→ **Exercise task**:
Set the listing down again exactly, please, apart from its pictures.

◇ ◇ ◇ ◇ ◇

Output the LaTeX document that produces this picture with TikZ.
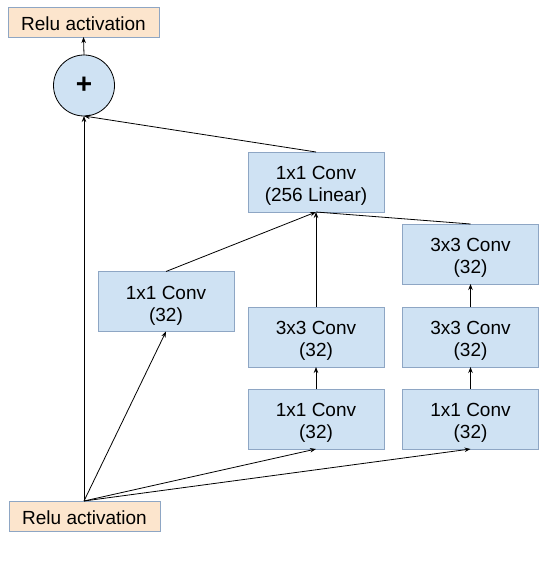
\documentclass[tikz,border=0pt]{standalone}
\usepackage{fontspec}
\setmainfont{Liberation Sans}
\usetikzlibrary{arrows.meta}
\definecolor{boxfill}{HTML}{CFE2F3}
\definecolor{boxline}{HTML}{8EA6C4}
\definecolor{relufill}{HTML}{FCE5CD}
\begin{document}
\begin{tikzpicture}[x=1bp,y=-1bp,
  every node/.style={inner sep=0pt, outer sep=0pt, font=\fontsize{19bp}{22bp}\selectfont, align=center},
  txt/.style={yshift=-4bp, align=center, font=\fontsize{19bp}{22bp}\selectfont},
  rtxt/.style={yshift=-1.5bp, font=\fontsize{19bp}{22bp}\selectfont},
  conv/.style={draw=boxline, fill=boxfill, line width=0.8bp, minimum width=136bp, minimum height=60bp},
  relu/.style={draw=boxline, fill=relufill, line width=0.8bp, minimum width=151bp, minimum height=30bp},
  sumnode/.style={circle, draw=black, fill=boxfill, line width=0.8bp, minimum size=61bp, font=\fontsize{28bp}{28bp}\selectfont\bfseries},
  arr/.style={-{Stealth[length=6bp,width=4.5bp]}, line width=0.8bp},
  ln/.style={line width=0.8bp}]
\useasboundingbox (0,0) rectangle (552,566);
\node[relu, label={[rtxt]center:Relu activation}] (top) at (83.5,22) {};
\node[sumnode] (sum) at (84,85.5) {+};
\node[relu, label={[rtxt]center:Relu activation}] (bot) at (84.5,516) {};
\node[conv, label={[txt]center:{1x1 Conv\\(256 Linear)}}] (lin) at (316,182) {};
\node[conv, label={[txt]center:{1x1 Conv\\(32)}}] (b1) at (166,301.5) {};
\node[conv, label={[txt]center:{3x3 Conv\\(32)}}] (m3) at (316,337) {};
\node[conv, label={[txt]center:{1x1 Conv\\(32)}}] (m1) at (316,419) {};
\node[conv, label={[txt]center:{3x3 Conv\\(32)}}] (r3b) at (470.5,254) {};
\node[conv, label={[txt]center:{3x3 Conv\\(32)}}] (r3a) at (470.5,337) {};
\node[conv, label={[txt]center:{1x1 Conv\\(32)}}] (r1) at (470.5,419) {};
\draw[arr] (sum.north) -- (top.south);
\draw[arr] (bot.north -| sum.south) -- (sum.south);
\draw[arr] (lin.north) -- (sum.south);
\draw[arr] (bot.north -| sum.south) -- (b1.south);
\draw[arr] (bot.north -| sum.south) -- (m1.south);
\draw[arr] (bot.north -| sum.south) -- (r1.south);
\draw[arr] (b1.north) -- (lin.south);
\draw[arr] (m3.north) -- (lin.south);
\draw[ln] (r3b.north) -- (lin.south);
\draw[arr] (m1.north) -- (m3.south);
\draw[arr] (r1.north) -- (r3a.south);
\draw[arr] (r3a.north) -- (r3b.south);
\end{tikzpicture}
\end{document}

◇ ◇ ◇ ◇ ◇

→ **Solved exercise**:
Output the LaTeX document that produces this picture with TikZ.
\documentclass[tikz,border=0pt]{standalone}
\usepackage{fontspec}
\setmainfont{Liberation Sans}
\usetikzlibrary{arrows.meta}
\definecolor{boxfill}{HTML}{CFE2F3}
\definecolor{boxline}{HTML}{8EA6C4}
\definecolor{relufill}{HTML}{FCE5CD}
\begin{document}
\begin{tikzpicture}[x=1bp,y=-1bp,
  every node/.style={inner sep=0pt, outer sep=0pt, font=\fontsize{19bp}{22bp}\selectfont, align=center},
  txt/.style={yshift=-4bp, align=center, font=\fontsize{19bp}{22bp}\selectfont},
  rtxt/.style={yshift=-1.5bp, font=\fontsize{19bp}{22bp}\selectfont},
  conv/.style={draw=boxline, fill=boxfill, line width=0.8bp, minimum width=136bp, minimum height=60bp},
  relu/.style={draw=boxline, fill=relufill, line width=0.8bp, minimum width=151bp, minimum height=30bp},
  sumnode/.style={circle, draw=black, fill=boxfill, line width=0.8bp, minimum size=61bp, font=\fontsize{28bp}{28bp}\selectfont\bfseries},
  arr/.style={-{Stealth[length=6bp,width=4.5bp]}, line width=0.8bp},
  ln/.style={line width=0.8bp}]
\useasboundingbox (0,0) rectangle (552,566);
\node[relu, label={[rtxt]center:Relu activation}] (top) at (83.5,22) {};
\node[sumnode] (sum) at (84,85.5) {+};
\node[relu, label={[rtxt]center:Relu activation}] (bot) at (84.5,516) {};
\node[conv, label={[txt]center:{1x1 Conv\\(256 Linear)}}] (lin) at (316,182) {};
\node[conv, label={[txt]center:{1x1 Conv\\(32)}}] (b1) at (166,301.5) {};
\node[conv, label={[txt]center:{3x3 Conv\\(32)}}] (m3) at (316,337) {};
\node[conv, label={[txt]center:{1x1 Conv\\(32)}}] (m1) at (316,419) {};
\node[conv, label={[txt]center:{3x3 Conv\\(32)}}] (r3b) at (470.5,254) {};
\node[conv, label={[txt]center:{3x3 Conv\\(32)}}] (r3a) at (470.5,337) {};
\node[conv, label={[txt]center:{1x1 Conv\\(32)}}] (r1) at (470.5,419) {};
\draw[arr] (sum.north) -- (top.south);
\draw[arr] (bot.north -| sum.south) -- (sum.south);
\draw[arr] (lin.north) -- (sum.south);
\draw[arr] (bot.north -| sum.south) -- (b1.south);
\draw[arr] (bot.north -| sum.south) -- (m1.south);
\draw[arr] (bot.north -| sum.south) -- (r1.south);
\draw[arr] (b1.north) -- (lin.south);
\draw[arr] (m3.north) -- (lin.south);
\draw[ln] (r3b.north) -- (lin.south);
\draw[arr] (m1.north) -- (m3.south);
\draw[arr] (r1.north) -- (r3a.south);
\draw[arr] (r3a.north) -- (r3b.south);
\end{tikzpicture}
\end{document}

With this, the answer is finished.